▶ [COLLECTED DATA]:

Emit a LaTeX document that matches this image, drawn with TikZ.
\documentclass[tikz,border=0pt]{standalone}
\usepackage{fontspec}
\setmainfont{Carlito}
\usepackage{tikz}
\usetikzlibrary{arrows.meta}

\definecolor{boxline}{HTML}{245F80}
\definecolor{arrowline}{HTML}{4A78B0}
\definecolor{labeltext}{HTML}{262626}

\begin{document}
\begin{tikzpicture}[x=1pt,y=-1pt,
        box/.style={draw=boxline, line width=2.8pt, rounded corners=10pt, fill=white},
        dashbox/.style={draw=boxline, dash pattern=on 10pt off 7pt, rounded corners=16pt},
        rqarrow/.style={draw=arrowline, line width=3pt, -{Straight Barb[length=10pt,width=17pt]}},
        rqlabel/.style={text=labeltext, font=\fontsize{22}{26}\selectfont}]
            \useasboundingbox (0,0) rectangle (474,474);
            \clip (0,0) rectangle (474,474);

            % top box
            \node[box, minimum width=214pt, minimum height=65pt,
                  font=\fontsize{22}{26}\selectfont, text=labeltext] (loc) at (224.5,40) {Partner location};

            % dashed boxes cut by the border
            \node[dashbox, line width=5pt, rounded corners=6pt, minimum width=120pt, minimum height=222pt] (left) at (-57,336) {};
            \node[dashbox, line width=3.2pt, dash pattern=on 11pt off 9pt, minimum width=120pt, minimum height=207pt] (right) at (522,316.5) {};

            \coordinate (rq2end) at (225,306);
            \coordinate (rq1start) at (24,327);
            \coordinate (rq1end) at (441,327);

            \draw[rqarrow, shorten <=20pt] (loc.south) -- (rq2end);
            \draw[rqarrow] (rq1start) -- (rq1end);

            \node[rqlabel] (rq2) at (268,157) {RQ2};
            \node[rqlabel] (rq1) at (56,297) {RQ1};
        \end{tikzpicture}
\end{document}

▶ [OBJECTIVE]: Return all of the data word for word.

▶ [THE COMPLETED TASK]:
Emit a LaTeX document that matches this image, drawn with TikZ.
\documentclass[tikz,border=0pt]{standalone}
\usepackage{fontspec}
\setmainfont{Carlito}
\usepackage{tikz}
\usetikzlibrary{arrows.meta}

\definecolor{boxline}{HTML}{245F80}
\definecolor{arrowline}{HTML}{4A78B0}
\definecolor{labeltext}{HTML}{262626}

\begin{document}
\begin{tikzpicture}[x=1pt,y=-1pt,
        box/.style={draw=boxline, line width=2.8pt, rounded corners=10pt, fill=white},
        dashbox/.style={draw=boxline, dash pattern=on 10pt off 7pt, rounded corners=16pt},
        rqarrow/.style={draw=arrowline, line width=3pt, -{Straight Barb[length=10pt,width=17pt]}},
        rqlabel/.style={text=labeltext, font=\fontsize{22}{26}\selectfont}]
            \useasboundingbox (0,0) rectangle (474,474);
            \clip (0,0) rectangle (474,474);

            % top box
            \node[box, minimum width=214pt, minimum height=65pt,
                  font=\fontsize{22}{26}\selectfont, text=labeltext] (loc) at (224.5,40) {Partner location};

            % dashed boxes cut by the border
            \node[dashbox, line width=5pt, rounded corners=6pt, minimum width=120pt, minimum height=222pt] (left) at (-57,336) {};
            \node[dashbox, line width=3.2pt, dash pattern=on 11pt off 9pt, minimum width=120pt, minimum height=207pt] (right) at (522,316.5) {};

            \coordinate (rq2end) at (225,306);
            \coordinate (rq1start) at (24,327);
            \coordinate (rq1end) at (441,327);

            \draw[rqarrow, shorten <=20pt] (loc.south) -- (rq2end);
            \draw[rqarrow] (rq1start) -- (rq1end);

            \node[rqlabel] (rq2) at (268,157) {RQ2};
            \node[rqlabel] (rq1) at (56,297) {RQ1};
        \end{tikzpicture}
\end{document}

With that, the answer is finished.